◆ **Task description**:
Lift every line from the entries that includes the word "this".

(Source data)
◇ ◇ ◇ ◇ ◇ ◇ ◇
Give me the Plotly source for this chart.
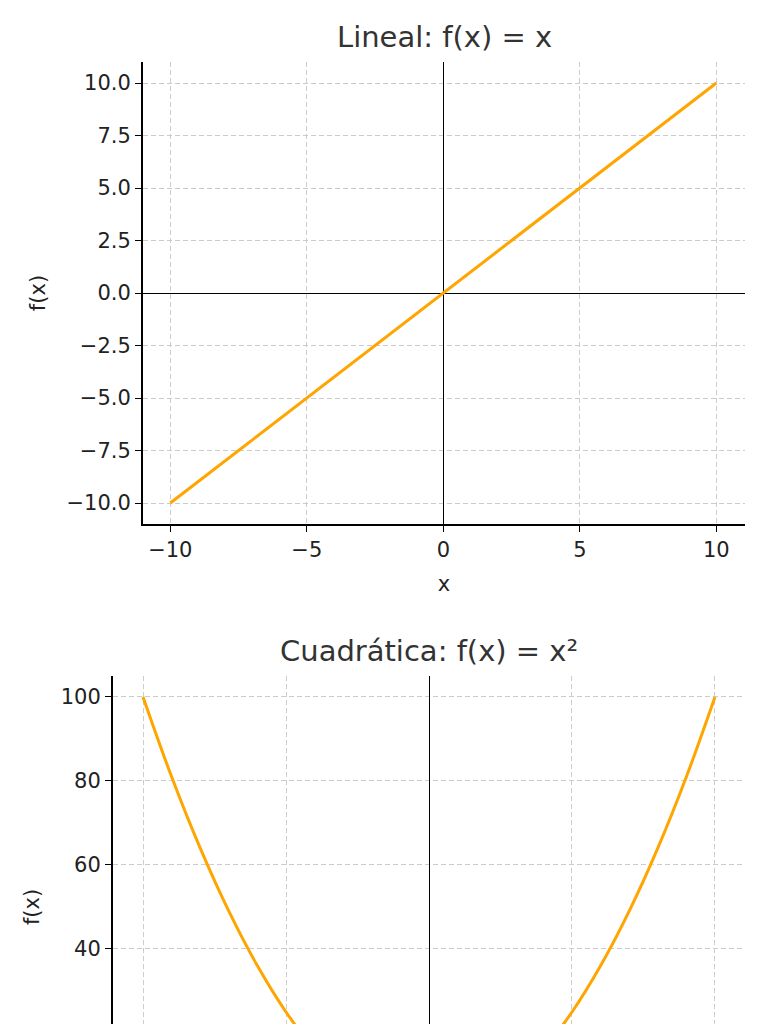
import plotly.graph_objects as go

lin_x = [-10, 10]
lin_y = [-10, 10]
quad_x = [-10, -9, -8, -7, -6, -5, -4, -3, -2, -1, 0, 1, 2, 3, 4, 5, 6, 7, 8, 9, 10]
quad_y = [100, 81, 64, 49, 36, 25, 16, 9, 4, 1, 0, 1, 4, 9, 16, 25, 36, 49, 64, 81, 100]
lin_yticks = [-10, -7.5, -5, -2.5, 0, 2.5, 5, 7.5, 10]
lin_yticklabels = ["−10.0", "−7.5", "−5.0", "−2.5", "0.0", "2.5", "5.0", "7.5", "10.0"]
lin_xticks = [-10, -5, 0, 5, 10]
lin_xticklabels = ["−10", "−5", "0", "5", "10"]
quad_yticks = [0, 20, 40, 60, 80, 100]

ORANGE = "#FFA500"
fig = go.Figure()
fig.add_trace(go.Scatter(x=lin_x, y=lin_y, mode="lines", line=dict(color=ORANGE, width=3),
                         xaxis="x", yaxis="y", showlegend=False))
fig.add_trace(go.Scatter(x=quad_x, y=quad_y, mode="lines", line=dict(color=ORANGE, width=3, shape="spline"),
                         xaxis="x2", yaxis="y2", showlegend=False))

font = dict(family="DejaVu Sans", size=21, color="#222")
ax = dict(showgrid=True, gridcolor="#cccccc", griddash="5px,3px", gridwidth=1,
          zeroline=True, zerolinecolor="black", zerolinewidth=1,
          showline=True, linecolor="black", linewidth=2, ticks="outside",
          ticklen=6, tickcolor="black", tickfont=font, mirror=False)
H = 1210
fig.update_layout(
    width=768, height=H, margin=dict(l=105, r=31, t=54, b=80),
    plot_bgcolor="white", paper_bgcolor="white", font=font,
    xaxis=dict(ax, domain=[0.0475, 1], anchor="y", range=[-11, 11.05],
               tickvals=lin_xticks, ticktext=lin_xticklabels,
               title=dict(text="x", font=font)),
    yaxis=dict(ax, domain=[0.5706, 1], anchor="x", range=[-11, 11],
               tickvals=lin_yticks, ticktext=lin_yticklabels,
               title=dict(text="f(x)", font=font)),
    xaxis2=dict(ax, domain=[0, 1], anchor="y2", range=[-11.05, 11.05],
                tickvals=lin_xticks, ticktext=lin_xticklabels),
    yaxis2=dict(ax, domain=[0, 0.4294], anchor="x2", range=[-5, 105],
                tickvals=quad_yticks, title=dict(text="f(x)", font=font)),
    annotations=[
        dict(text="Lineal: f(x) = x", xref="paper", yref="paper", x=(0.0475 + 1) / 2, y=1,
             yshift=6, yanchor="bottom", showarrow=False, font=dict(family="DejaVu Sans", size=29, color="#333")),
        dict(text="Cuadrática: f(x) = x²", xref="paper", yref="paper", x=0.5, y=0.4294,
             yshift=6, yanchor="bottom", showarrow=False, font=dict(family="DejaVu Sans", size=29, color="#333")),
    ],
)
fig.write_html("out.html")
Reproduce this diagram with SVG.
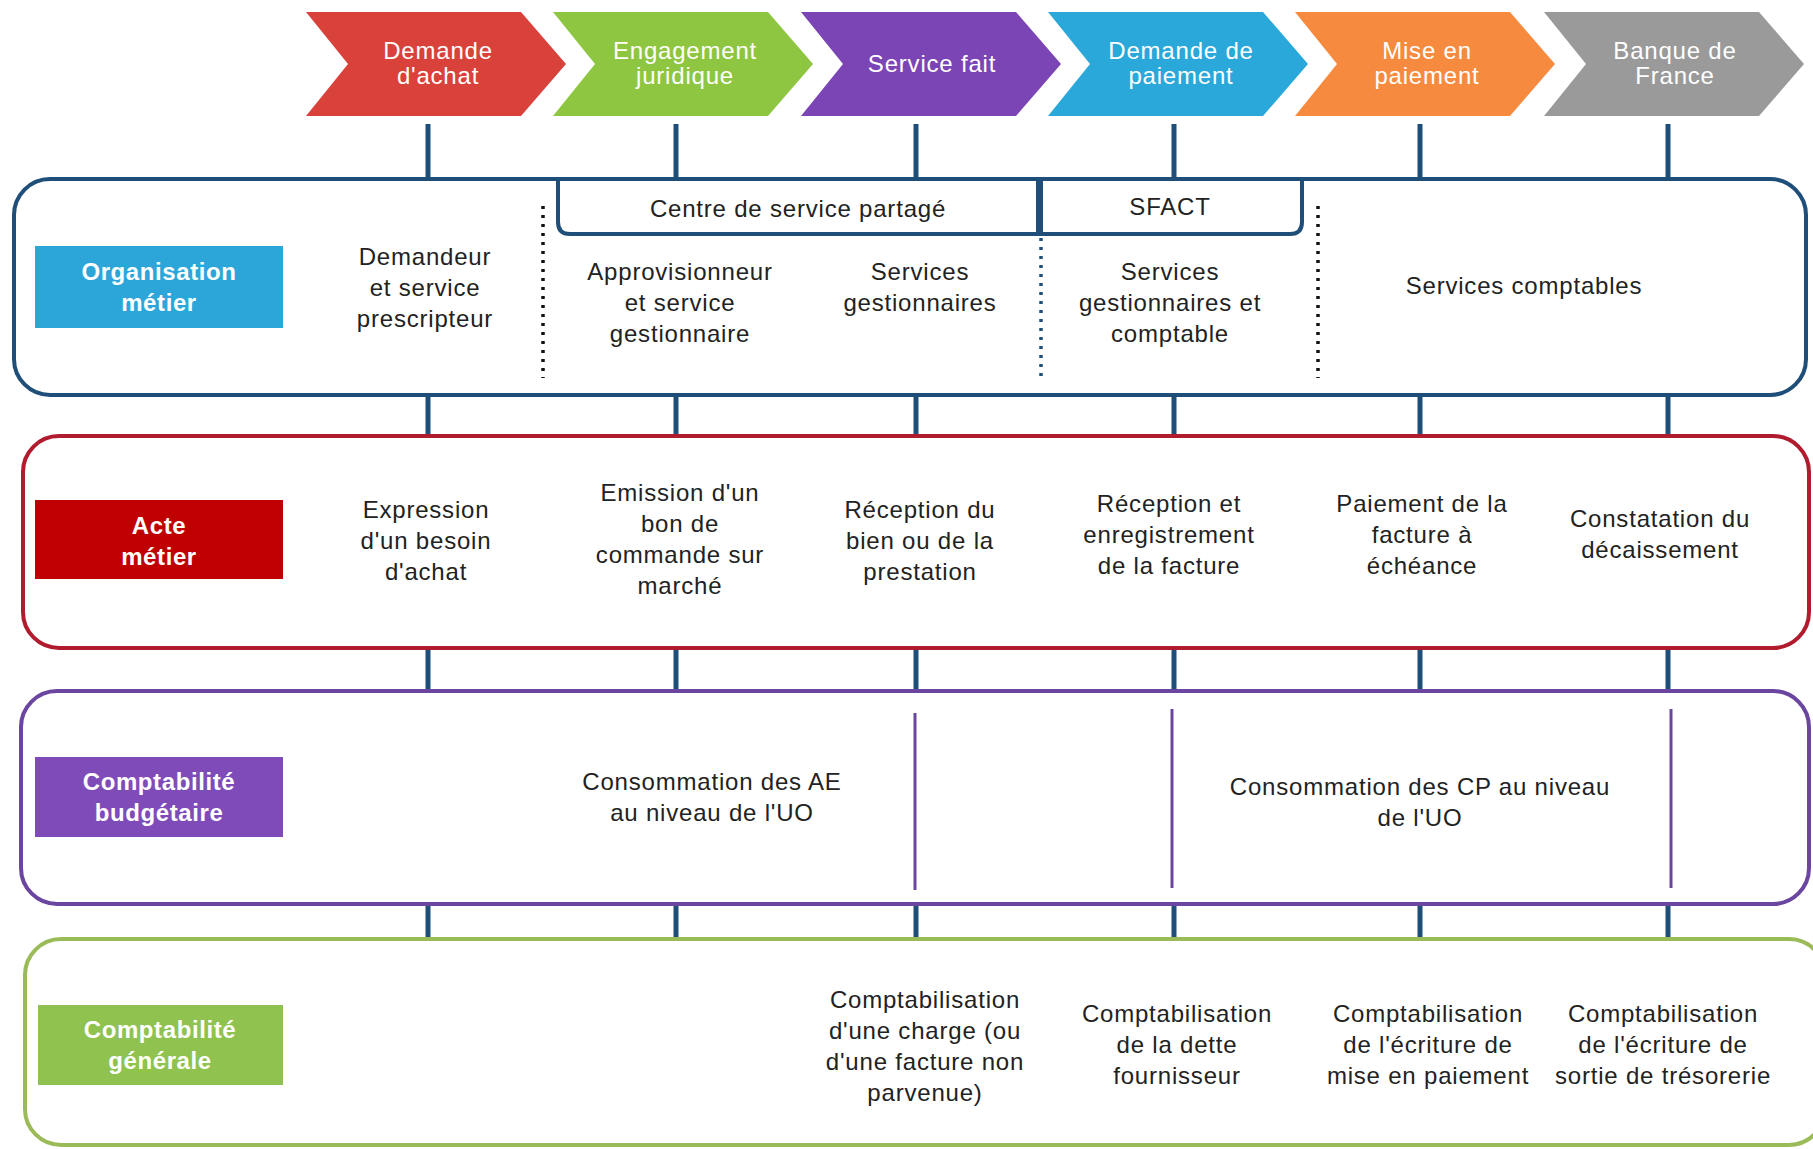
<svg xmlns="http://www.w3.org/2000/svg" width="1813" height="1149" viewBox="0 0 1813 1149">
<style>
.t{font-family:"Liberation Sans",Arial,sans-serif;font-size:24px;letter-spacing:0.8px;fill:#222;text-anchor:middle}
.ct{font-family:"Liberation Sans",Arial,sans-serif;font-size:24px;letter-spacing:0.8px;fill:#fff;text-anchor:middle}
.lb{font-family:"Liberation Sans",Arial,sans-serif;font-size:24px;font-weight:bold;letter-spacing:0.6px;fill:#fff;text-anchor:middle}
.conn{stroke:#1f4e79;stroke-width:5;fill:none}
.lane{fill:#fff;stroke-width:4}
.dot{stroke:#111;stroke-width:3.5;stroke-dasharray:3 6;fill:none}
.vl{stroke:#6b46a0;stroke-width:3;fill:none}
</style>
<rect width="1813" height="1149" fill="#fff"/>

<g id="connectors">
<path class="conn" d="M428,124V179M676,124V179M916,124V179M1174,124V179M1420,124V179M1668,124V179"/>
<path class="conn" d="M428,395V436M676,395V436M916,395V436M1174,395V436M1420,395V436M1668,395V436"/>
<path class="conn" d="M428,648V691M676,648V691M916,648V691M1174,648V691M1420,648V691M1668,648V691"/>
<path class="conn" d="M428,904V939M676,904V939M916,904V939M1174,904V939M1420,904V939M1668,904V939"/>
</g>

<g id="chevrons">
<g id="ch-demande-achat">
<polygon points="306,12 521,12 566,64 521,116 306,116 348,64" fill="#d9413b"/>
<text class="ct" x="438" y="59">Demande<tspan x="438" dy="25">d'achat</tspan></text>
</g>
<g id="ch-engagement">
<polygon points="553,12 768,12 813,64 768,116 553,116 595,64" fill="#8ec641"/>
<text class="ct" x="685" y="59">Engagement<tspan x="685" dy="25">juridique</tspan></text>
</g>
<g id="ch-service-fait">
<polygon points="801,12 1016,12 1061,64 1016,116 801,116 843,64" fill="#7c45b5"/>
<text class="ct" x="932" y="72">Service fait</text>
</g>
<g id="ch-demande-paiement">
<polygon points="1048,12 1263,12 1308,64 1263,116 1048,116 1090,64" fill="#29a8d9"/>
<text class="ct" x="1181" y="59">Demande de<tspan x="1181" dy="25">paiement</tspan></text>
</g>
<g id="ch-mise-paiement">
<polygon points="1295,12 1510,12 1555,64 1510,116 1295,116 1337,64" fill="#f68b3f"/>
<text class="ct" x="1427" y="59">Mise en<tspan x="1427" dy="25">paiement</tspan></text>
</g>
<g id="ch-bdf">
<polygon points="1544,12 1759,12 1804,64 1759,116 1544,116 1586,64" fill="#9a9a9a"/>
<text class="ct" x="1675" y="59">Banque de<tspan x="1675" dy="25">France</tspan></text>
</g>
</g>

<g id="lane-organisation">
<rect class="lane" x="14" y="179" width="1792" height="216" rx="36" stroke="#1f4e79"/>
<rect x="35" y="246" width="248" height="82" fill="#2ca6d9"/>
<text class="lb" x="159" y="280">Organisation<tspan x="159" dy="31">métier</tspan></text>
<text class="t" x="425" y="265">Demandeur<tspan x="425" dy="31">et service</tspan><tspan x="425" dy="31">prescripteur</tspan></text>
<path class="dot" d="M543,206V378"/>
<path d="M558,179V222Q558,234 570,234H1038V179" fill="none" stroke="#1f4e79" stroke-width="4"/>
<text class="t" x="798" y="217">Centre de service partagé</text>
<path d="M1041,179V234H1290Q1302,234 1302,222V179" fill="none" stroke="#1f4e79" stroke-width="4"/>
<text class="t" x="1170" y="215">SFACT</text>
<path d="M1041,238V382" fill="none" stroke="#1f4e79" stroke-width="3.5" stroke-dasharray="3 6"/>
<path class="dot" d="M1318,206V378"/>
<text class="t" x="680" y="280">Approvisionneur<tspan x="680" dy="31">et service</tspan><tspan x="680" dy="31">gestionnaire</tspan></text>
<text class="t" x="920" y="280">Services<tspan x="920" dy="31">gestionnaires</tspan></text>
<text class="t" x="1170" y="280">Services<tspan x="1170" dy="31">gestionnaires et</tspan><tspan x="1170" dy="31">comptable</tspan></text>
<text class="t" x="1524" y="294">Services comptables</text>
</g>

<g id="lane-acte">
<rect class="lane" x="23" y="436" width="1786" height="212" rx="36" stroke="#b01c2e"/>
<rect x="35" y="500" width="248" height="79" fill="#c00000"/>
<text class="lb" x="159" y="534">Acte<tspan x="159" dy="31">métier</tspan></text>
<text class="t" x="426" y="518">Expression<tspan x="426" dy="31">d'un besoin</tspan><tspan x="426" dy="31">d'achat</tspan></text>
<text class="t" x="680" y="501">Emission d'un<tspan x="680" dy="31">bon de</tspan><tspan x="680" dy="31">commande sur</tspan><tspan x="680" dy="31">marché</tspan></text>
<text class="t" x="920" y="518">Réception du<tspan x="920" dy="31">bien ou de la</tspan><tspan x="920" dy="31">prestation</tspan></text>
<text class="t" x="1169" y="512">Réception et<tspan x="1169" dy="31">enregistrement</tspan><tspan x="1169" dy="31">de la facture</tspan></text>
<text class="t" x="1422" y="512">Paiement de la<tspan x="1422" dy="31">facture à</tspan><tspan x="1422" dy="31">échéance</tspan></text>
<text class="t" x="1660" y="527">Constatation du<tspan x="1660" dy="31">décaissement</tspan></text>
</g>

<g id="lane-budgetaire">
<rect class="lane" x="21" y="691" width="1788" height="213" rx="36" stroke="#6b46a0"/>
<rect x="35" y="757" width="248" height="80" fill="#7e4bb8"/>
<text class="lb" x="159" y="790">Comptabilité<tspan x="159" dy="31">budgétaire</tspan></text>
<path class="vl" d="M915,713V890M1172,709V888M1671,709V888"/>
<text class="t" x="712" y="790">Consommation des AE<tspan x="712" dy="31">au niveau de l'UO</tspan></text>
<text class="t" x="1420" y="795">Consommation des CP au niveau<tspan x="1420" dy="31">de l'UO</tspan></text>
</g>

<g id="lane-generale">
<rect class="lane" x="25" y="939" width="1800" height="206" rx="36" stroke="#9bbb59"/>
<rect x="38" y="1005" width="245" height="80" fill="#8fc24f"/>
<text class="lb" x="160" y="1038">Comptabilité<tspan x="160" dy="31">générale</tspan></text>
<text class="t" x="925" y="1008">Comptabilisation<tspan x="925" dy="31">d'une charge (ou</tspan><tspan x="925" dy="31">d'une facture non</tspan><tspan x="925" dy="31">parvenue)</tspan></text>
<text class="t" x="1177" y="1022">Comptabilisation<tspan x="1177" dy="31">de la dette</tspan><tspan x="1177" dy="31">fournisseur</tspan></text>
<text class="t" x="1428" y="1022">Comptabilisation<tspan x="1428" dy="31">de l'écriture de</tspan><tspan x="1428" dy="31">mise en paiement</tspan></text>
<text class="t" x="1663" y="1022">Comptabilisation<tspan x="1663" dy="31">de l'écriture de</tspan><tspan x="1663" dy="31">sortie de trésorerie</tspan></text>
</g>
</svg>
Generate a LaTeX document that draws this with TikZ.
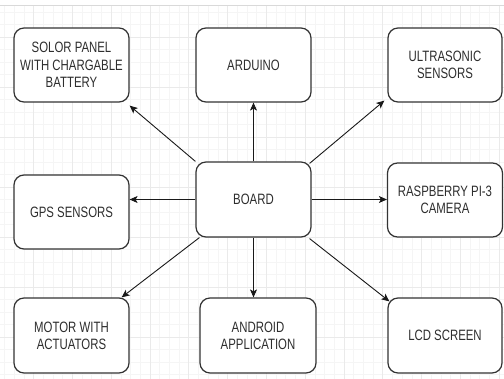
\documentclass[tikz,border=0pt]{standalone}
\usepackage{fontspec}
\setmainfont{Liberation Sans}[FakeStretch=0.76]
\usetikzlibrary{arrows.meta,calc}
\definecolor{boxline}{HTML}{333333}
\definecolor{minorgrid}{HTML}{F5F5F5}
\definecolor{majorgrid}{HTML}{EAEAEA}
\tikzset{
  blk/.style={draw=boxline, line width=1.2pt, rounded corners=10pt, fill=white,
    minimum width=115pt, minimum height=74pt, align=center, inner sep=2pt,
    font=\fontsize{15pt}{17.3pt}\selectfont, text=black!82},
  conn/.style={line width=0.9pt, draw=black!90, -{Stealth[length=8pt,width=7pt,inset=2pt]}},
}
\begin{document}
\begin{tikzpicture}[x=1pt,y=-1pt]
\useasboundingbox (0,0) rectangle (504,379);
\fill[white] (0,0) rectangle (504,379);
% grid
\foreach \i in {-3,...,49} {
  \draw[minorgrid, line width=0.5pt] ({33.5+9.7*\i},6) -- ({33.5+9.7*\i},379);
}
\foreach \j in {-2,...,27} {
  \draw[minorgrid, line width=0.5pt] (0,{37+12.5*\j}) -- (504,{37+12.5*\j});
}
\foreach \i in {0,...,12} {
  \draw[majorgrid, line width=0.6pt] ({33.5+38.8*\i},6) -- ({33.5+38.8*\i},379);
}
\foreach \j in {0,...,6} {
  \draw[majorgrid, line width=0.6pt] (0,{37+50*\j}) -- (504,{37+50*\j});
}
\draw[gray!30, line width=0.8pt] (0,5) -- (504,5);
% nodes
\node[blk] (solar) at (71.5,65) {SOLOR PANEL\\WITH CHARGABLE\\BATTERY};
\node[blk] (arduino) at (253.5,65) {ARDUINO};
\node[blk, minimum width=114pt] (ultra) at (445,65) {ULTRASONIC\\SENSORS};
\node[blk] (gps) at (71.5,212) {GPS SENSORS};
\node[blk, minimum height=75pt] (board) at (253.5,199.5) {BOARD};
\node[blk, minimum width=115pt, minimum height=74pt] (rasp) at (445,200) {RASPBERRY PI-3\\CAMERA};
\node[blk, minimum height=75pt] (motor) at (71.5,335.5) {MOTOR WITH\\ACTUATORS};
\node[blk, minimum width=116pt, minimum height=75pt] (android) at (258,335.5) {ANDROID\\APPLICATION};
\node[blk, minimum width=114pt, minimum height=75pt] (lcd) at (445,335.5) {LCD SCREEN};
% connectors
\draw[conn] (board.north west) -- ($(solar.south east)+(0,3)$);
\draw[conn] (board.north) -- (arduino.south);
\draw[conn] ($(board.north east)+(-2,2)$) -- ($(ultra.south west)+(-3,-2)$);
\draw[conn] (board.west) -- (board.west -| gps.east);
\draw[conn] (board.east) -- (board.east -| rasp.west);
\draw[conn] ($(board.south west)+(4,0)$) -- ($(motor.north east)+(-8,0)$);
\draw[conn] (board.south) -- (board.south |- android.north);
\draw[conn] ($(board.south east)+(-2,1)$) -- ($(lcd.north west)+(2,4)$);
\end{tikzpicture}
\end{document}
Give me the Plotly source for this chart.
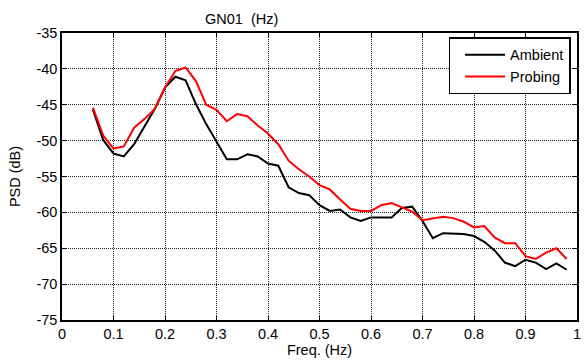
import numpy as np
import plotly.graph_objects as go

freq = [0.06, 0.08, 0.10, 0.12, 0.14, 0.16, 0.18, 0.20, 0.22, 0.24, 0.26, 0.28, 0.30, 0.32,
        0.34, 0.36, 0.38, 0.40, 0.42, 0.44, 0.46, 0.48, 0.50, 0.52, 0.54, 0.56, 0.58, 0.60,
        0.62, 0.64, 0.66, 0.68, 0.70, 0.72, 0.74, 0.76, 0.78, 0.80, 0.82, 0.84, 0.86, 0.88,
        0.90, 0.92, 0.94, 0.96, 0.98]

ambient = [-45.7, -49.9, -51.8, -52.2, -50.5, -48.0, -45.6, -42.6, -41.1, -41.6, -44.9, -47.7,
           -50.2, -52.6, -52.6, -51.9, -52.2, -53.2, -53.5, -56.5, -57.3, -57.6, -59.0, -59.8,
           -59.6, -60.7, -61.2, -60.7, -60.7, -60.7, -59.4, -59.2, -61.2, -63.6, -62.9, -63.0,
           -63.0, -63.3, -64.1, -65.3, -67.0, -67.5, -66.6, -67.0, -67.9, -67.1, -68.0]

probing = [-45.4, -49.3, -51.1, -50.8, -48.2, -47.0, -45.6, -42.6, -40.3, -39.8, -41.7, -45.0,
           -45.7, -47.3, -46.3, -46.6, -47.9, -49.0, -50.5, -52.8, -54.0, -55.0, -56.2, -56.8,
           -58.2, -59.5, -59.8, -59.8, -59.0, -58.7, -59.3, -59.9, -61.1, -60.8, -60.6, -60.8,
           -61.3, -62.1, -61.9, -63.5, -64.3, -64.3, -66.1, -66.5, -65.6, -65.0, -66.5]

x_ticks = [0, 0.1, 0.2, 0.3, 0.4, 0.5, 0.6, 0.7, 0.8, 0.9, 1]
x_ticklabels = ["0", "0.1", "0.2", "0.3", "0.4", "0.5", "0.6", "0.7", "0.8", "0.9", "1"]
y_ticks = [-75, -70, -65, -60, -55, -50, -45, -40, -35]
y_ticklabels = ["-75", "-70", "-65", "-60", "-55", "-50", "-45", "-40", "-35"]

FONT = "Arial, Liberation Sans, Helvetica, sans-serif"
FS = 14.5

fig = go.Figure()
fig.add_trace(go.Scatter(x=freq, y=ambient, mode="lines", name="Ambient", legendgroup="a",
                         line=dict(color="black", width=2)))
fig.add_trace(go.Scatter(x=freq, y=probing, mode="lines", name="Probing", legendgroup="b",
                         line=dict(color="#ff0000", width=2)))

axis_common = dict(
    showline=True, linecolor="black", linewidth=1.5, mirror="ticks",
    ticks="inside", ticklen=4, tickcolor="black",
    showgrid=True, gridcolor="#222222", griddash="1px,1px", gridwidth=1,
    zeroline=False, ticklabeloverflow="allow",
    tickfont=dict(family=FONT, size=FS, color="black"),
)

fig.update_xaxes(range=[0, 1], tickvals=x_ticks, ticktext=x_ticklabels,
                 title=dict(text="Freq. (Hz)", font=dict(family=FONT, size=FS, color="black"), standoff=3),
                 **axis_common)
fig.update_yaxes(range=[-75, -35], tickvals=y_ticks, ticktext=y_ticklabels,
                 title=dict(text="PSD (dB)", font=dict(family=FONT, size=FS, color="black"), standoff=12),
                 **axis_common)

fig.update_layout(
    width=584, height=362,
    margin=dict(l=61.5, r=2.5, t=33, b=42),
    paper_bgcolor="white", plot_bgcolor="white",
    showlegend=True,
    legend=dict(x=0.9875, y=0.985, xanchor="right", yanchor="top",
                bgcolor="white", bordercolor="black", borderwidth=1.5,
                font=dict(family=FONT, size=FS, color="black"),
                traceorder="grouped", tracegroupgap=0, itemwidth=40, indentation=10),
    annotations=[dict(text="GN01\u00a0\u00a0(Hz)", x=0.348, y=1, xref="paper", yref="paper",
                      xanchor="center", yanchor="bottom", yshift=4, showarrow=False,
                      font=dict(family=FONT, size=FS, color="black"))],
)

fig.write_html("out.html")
◇ ◇ ◇ ◇ ◇ ◇ ◇
◆ **Expected answer**:
Give me the Plotly source for this chart.
Reproduce this diagram with SVG.
Generate a LaTeX document that draws this with TikZ.
Give me the Plotly source for this chart.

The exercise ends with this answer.